On July 29, 2015 in People v. Lockridge, No. 149073, the Michigan Supreme Court decided that Michigan’s sentencing guidelines violate a defendant’s sixth amendment fundamental right to jury trial, and that judges should use them only in an advisory capacity.
Lockridge was charged with first-degree murder but a jury convicted him of involuntary manslaughter. His variable score (a score to calculate the sentencing guidelines) resulted in the minimum sentencing range of 43-86 months. However, the sentencing judge imposed a minimum sentence of 96 months, 10 months more than the minimum sentencing guidelines required. The court increased the minimum due to the violence of the assault, a determination based on facts that were not found by the jury beyond a reasonable doubt.
Michigan’s guidelines set a baseline for minimum sentences based off a defendant’s admissions and prior convictions, then, additional time may be added due to aggravating factors (such as possessing a gun). The factors can be determined based on the facts found by the judge rather than by the jury. This procedure compels sentencing judges to impose greater mandatory minimum sentences based on facts not admitted by the defendant or found by the jury verdict. The Michigan Supreme Court found that this procedure violates a defendant’s Sixth Amendment rights.
To remedy the sixth amendment violation, the Court concluded that the sentencing guidelines are advisory only, although sentencing courts must take into account the guideline range when imposing a sentence. In addition, the court struck down the requirement that a sentencing court that departs from the applicable guidelines range must articulate a substantial and compelling reason for the departure.
For example, in Livingston County, a sentencing judge has already applied the new rule. The court sentenced a defendant to two years to four years in prison for possessing more than 1,800 images and videos of child pornography rather than the zero months to nine months in county jail as suggested by the sentencing guidelines.
Although this does allow the sentencing courts to depart freely up or down from the guidelines, the mandatory minimums and maximums allow consistency in sentencing guidelines. It allows similarly situated defendants to be sentenced reasonably similar. Discretion allows similarly situated defendants to have drastically different sentences based on the opinions and discretion of the judge they are before.
This new rule would allow for judges to depart down from the guidelines as well, particularly for non-violent crimes and other low-level offenders. Sen. Partick Leahy, from Vermont, along with other proponents of criminal justice reform believe that discretion is key because it allows prosecutors and judges to take into account the individual circumstances involved in a case. When a judge has discretion to impose a sentence regardless of whether it’s a departure from the guidelines allow some judges to give higher sentences and some lower, as long as they are reasonable.

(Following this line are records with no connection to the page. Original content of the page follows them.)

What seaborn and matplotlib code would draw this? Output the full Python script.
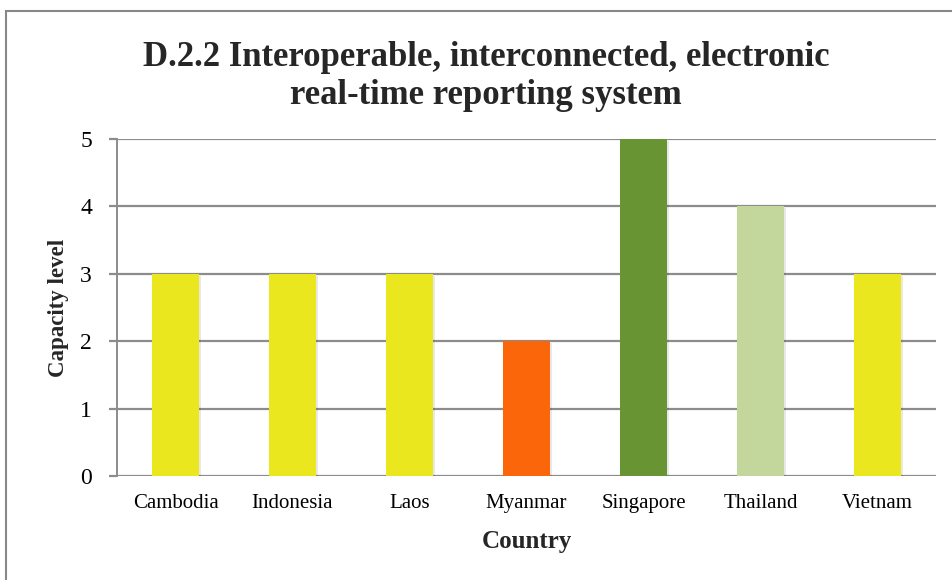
import matplotlib
matplotlib.use("Agg")
import matplotlib.pyplot as plt
import matplotlib.patheffects as pe
from matplotlib.patches import Rectangle
import seaborn as sns
import pandas as pd

countries = ["Cambodia", "Indonesia", "Laos", "Myanmar", "Singapore", "Thailand", "Vietnam"]
capacity = [3, 3, 3, 2, 5, 4, 3]
bar_colors = ["#EAE71E", "#EAE71E", "#EAE71E", "#FC660A", "#699434", "#C3D69B", "#EAE71E"]
y_ticks = [0, 1, 2, 3, 4, 5]

sns.set_theme(style="white")
plt.rcParams["font.family"] = ["Liberation Serif", "DejaVu Serif"]

df = pd.DataFrame({"Country": countries, "Capacity level": capacity})

fig = plt.figure(figsize=(9.52, 5.8), dpi=100)
ax = fig.add_axes([117 / 952, 1 - 476 / 580, (936 - 117) / 952, (476 - 139) / 580])

sns.barplot(data=df, x="Country", y="Capacity level", hue="Country",
            palette=bar_colors, legend=False, width=0.41, saturation=1,
            linewidth=0, ax=ax, zorder=3)

# faint drop shadow under each bar
for bar in ax.patches:
    bar.set_path_effects([
        pe.SimplePatchShadow(offset=(1, -1.5), shadow_rgbFace="#000000", alpha=0.09),
        pe.Normal(),
    ])

grid_color = "#8C8C8C"
ax.set_ylim(0, 5)
ax.set_yticks(y_ticks)
ax.yaxis.grid(True, color=grid_color, linewidth=1.6, zorder=0)
ax.set_axisbelow(True)
for side in ["top", "right", "bottom"]:
    ax.spines[side].set_visible(False)
ax.spines["left"].set_color(grid_color)
ax.spines["left"].set_linewidth(1.4)
ax.tick_params(axis="y", length=6, width=1.6, color=grid_color, left=True,
               labelsize=17, pad=12, labelcolor="#000000")
ax.tick_params(axis="x", length=0, labelsize=15, pad=13, labelcolor="#000000")

ax.set_xlabel("Country", fontsize=18, fontweight="bold", labelpad=12)
ax.set_ylabel("Capacity level", fontsize=16.5, fontweight="bold", labelpad=8)

fig.text(486 / 952, 1 - 76 / 580,
         "D.2.2 Interoperable, interconnected, electronic\nreal-time reporting system",
         ha="center", va="center", fontsize=25, fontweight="bold",
         linespacing=1.2)

fig.patches.append(Rectangle((5.5 / 952, -0.1), 1.2, 1 - 10.5 / 580 + 0.1,
                             transform=fig.transFigure, fill=False,
                             edgecolor="#888888", linewidth=1.5))

fig.savefig("out.png", dpi=100)
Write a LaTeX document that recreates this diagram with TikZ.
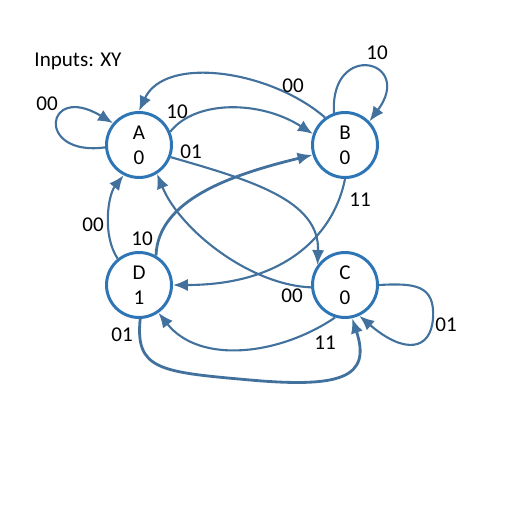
\documentclass[tikz,border=0pt]{standalone}
\usepackage{fontspec}
\setmainfont{Carlito}
\usetikzlibrary{arrows.meta}

\definecolor{stateblue}{RGB}{46,117,182}
\definecolor{edgeblue}{RGB}{65,113,156}

\begin{document}
\begin{tikzpicture}[x=0.02cm,y=-0.02cm,
    every node/.style={font=\fontsize{12}{14.2}\selectfont},
    state/.style={circle,draw=stateblue,line width=1.7pt,minimum size=1.3cm,inner sep=0pt,align=center},
    trans/.style={draw=edgeblue,line width=1.2pt,-{Latex[length=8.5pt,width=7pt]}},
    heavy/.style={trans,line width=1.6pt},
    lbl/.style={inner sep=0pt}]

    \useasboundingbox (0,0) rectangle (514,519); %page size

    \node[lbl] (inputs) at (78,61) {Inputs: XY};

    %states
    \node[state] (A) at (139,145) {A\\0};
    \node[state] (B) at (345,145) {B\\0};
    \node[state] (C) at (345,285) {C\\0};
    \node[state] (D) at (139,285) {D\\1};

    %transitions out of A
    \draw[trans] (A.184) .. controls (35,157) and (45,82) .. (A.140);
    \draw[trans] (A.23) .. controls (195,100) and (260,100) .. (B.161);
    \draw[trans] (A.339) .. controls (250,180) and (320,200) .. (C.144);

    %transitions out of B
    \draw[trans] (B.126) .. controls (270,70) and (165,55) .. (A.90);
    \draw[trans] (B.109) .. controls (330,40) and (415,60) .. (B.44);
    \draw[trans] (B.270) .. controls (335,230) and (290,285) .. (D.0);

    %transitions out of C
    \draw[trans] (C.184) .. controls (250,285) and (180,230) .. (A.302);
    \draw[trans] (C.253) .. controls (280,355) and (200,365) .. (D.305);
    \draw[trans] (C.0) .. controls (415,283) and (435,285) .. (433,318)
        .. controls (431,350) and (405,355) .. (C.295);

    %transitions out of D
    \draw[trans] (D.129) .. controls (102,235) and (108,195) .. (A.243);
    \draw[heavy] (D.60) .. controls (158,200) and (230,175) .. (B.197);
    \draw[heavy] (D.272) .. controls (135,370) and (160,372) .. (250,380)
        .. controls (340,388) and (372,378) .. (C.282);

    %input labels
    \node[lbl] (lAA) at (47,104) {00};
    \node[lbl] (lAB) at (177,112) {10};
    \node[lbl] (lAC) at (191,152) {01};
    \node[lbl] (lBA) at (293,86) {00};
    \node[lbl] (lBB) at (377,53) {10};
    \node[lbl] (lBD) at (360,200) {11};
    \node[lbl] (lCA) at (292,296) {00};
    \node[lbl] (lCD) at (325,343) {11};
    \node[lbl] (lCC) at (446,325) {01};
    \node[lbl] (lDA) at (93,225) {00};
    \node[lbl] (lDB) at (142,239) {10};
    \node[lbl] (lDC) at (122,335) {01};

\end{tikzpicture}
\end{document}
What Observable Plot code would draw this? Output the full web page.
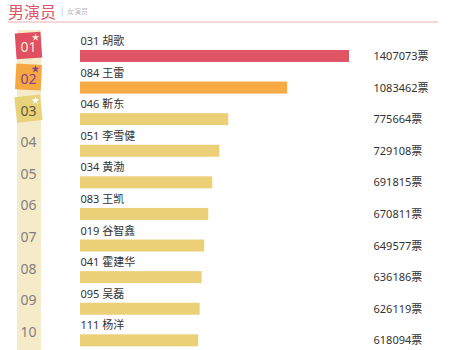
<!DOCTYPE html>
<html>
<head>
<meta charset="utf-8">
<script src="https://cdn.jsdelivr.net/npm/d3@7"></script>
<script src="https://cdn.jsdelivr.net/npm/@observablehq/plot@0.6"></script>
<style>
  html, body { margin: 0; padding: 0; background: #fff; }
  #wrap { position: relative; width: 450px; height: 350px; overflow: hidden; font-family: "Noto Sans", "Noto Sans CJK SC", sans-serif; }
  #title { position: absolute; left: 8px; top: 2px; font-size: 16px; line-height: 18px; white-space: nowrap; color: #e0566a; font-family: "Noto Sans CJK SC", sans-serif; }
  #sep { position: absolute; left: 60px; top: 6px; font-size: 8px; line-height: 10px; color: #bbb; }
  #sub { position: absolute; left: 67px; top: 7px; font-size: 7px; line-height: 9px; white-space: nowrap; color: #bbb; font-family: "Noto Sans CJK SC", sans-serif; }
  #rule { position: absolute; left: 8px; top: 21px; width: 430px; height: 2px; background: #f6d6d6; }
  #strip { position: absolute; left: 17px; top: 30px; width: 24px; height: 320px; background: #f6ebc9; }
  #chart { position: absolute; left: 0; top: 24px; }
</style>
</head>
<body>
<div id="wrap">
  <div id="title">男演员</div>
  <div id="sep">|</div>
  <div id="sub">女演员</div>
  <div id="rule"></div>
  <div id="strip"></div>
  <div id="chart"></div>
</div>
<script>
const ranks = ["01","02","03","04","05","06","07","08","09","10"];
const codes = ["031","084","046","051","034","083","019","041","095","111"];
const names = ["胡歌","王雷","靳东","李雪健","黄渤","王凯","谷智鑫","霍建华","吴磊","杨洋"];
const votes = [1407073,1083462,775664,729108,691815,670811,649577,636186,626119,618094];
const barColors = ["#e05565","#f8aa45","#ecd078","#ecd078","#ecd078","#ecd078","#ecd078","#ecd078","#ecd078","#ecd078"];
const badgeColors = ["#e04f62","#f5a742","#e9d27c"];
const badgeText = ["#fbe9cf","#8a3f8c","#5f5a3a"];
const starColors = ["#fbe9cf","#8a3f8c","#ffffff"];
const badgeRotate = [-4, 3, -6];

const data = ranks.map((r, i) => ({
  rank: r, label: codes[i] + " " + names[i], votes: votes[i],
  color: barColors[i],
  badge: i < 3 ? badgeColors[i] : null,
  numColor: i < 3 ? badgeText[i] : "#808080",
  star: i < 3 ? starColors[i] : null,
  rot: i < 3 ? badgeRotate[i] : 0
}));
const top3 = data.filter(d => d.badge);

const chart = Plot.plot({
  width: 450,
  height: 326,
  marginLeft: 80,
  marginRight: 101,
  marginTop: 22.8,
  marginBottom: 0.5,
  x: { domain: [0, 1407073], axis: null },
  y: { domain: ranks, axis: null, paddingInner: 0.62, paddingOuter: 0.1, round: false },
  style: { fontFamily: '"Noto Sans", "Noto Sans CJK SC", sans-serif', background: "transparent" },
  marks: [
    Plot.barX(data, { x: "votes", y: "rank", fill: d => d.color }),
    Plot.text(data, { x: 0, y: "rank", text: "label", textAnchor: "start", dy: -15, fontSize: 11, fill: "#333" }),
    Plot.text(data, { y: "rank", text: d => d.votes + "票", frameAnchor: "right", textAnchor: "start", dx: 24, fontSize: 11, fill: "#333" }),
    Plot.dot(top3, { y: "rank", frameAnchor: "left", dx: -52, dy: -11, symbol: "square", r: 14.5, fill: "badge", rotate: "rot" }),
    Plot.dot(top3, { y: "rank", frameAnchor: "left", dx: -45, dy: -19, symbol: "star", r: 2.5, fill: "star" }),
    Plot.text(data, { y: "rank", text: "rank", frameAnchor: "left", textAnchor: "middle", dx: -52, dy: -8.5, fontSize: 14, fill: "numColor" })
  ]
});
document.getElementById("chart").appendChild(chart);
</script>
</body>
</html>
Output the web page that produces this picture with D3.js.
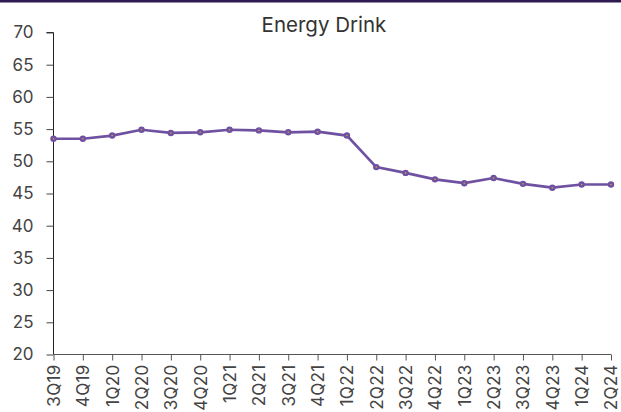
<!DOCTYPE html>
<html><head><meta charset="utf-8">
<script src="https://cdn.jsdelivr.net/npm/d3@7"></script>
<style>body{margin:0;background:#fff;}svg{display:block;}</style>
</head><body>
<svg id="c" width="621" height="412"></svg>
<script>
const categories = ["3Q19","4Q19","1Q20","2Q20","3Q20","4Q20","1Q21","2Q21","3Q21","4Q21","1Q22","2Q22","3Q22","4Q22","1Q23","2Q23","3Q23","4Q23","1Q24","2Q24"];
const values = [53.5,53.5,54.0,54.9,54.4,54.5,54.9,54.8,54.5,54.6,54.0,49.1,48.2,47.2,46.6,47.4,46.5,45.9,46.4,46.4];
const yTicks = [20,25,30,35,40,45,50,55,60,65,70];
const title = "Energy Drink";

const svg = d3.select("#c");
const font = "Inter, 'Open Sans', sans-serif";
svg.append("rect").attr("x",0).attr("y",0).attr("width",621).attr("height",2.5).attr("fill","#2e1a52");

const x = d3.scalePoint().domain(categories).range([53.5, 611]);
const y = d3.scaleLinear().domain([20,70]).range([354.5, 32.5]);

const yAxis = svg.append("g").attr("transform","translate(53.5,0)")
  .call(d3.axisLeft(y).tickValues(yTicks).tickSize(7).tickPadding(13).tickFormat(d3.format("d")));
yAxis.select(".domain").attr("stroke","#222").attr("d","M-7,32.5H0V354.5");
yAxis.selectAll(".tick line").attr("stroke","#444");
yAxis.selectAll(".tick text").attr("font-family",font).attr("font-size",17).attr("fill","#444");

const xAxis = svg.append("g").attr("transform","translate(0,354.5)")
  .call(d3.axisBottom(x).tickSize(6).tickSizeOuter(0).tickPadding(4));
xAxis.select(".domain").attr("stroke","#555").attr("d","M53.5,0H611");
xAxis.selectAll(".tick line").attr("stroke","#555");
xAxis.selectAll(".tick text").attr("font-family",font).attr("font-size",17).attr("letter-spacing","0.3px").attr("fill","#444")
  .attr("transform","rotate(-90)").attr("text-anchor","end").attr("dy","0.35em").attr("x",-10).attr("y",0);

svg.append("text").attr("x",324).attr("y",32).attr("text-anchor","middle")
  .attr("font-family",font).attr("font-size",20.5).attr("fill","#333").text(title);

const data = categories.map((c,i)=>({c,v:values[i]}));
svg.append("path").datum(data).attr("fill","none").attr("stroke","#6f51a1").attr("stroke-width",2.7)
  .attr("d",d3.line().x(d=>x(d.c)).y(d=>y(d.v)));
svg.append("g").selectAll("circle").data(data).join("circle")
  .attr("cx",d=>x(d.c)).attr("cy",d=>y(d.v)).attr("r",3.2).attr("fill","#6f51a1");
svg.append("g").selectAll("circle").data(data).join("circle")
  .attr("cx",d=>x(d.c)).attr("cy",d=>y(d.v)).attr("r",0.8).attr("fill","#d9a040");
</script>
</body></html>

The argument supporting the new ruling is one that focuses on the disparity between cases of the same general nature. By extension, judges must be able to make the punishment best fit the crime. What the argument fails to acknowledge is this: it is not the judge who is tasked with delivering justice, it is the jury. Providing judges with such an excessive amount of latitude when it comes to imposing minimum and maximum sentences upon the jury’s decision creates an imbalance of power that places the offending public at the mercy of a solitary individual, with a solitary perspective. By having a set of concrete minimum and maximum sentences, we protect the defendant from the personal bias of the judge and encourage uniformity (to the greatest extent the current system can). Most importantly, we ensure that justice is served by the defendant’s peers, along with the variety of perspectives that most effectively evaluate the array of facts surrounding the case.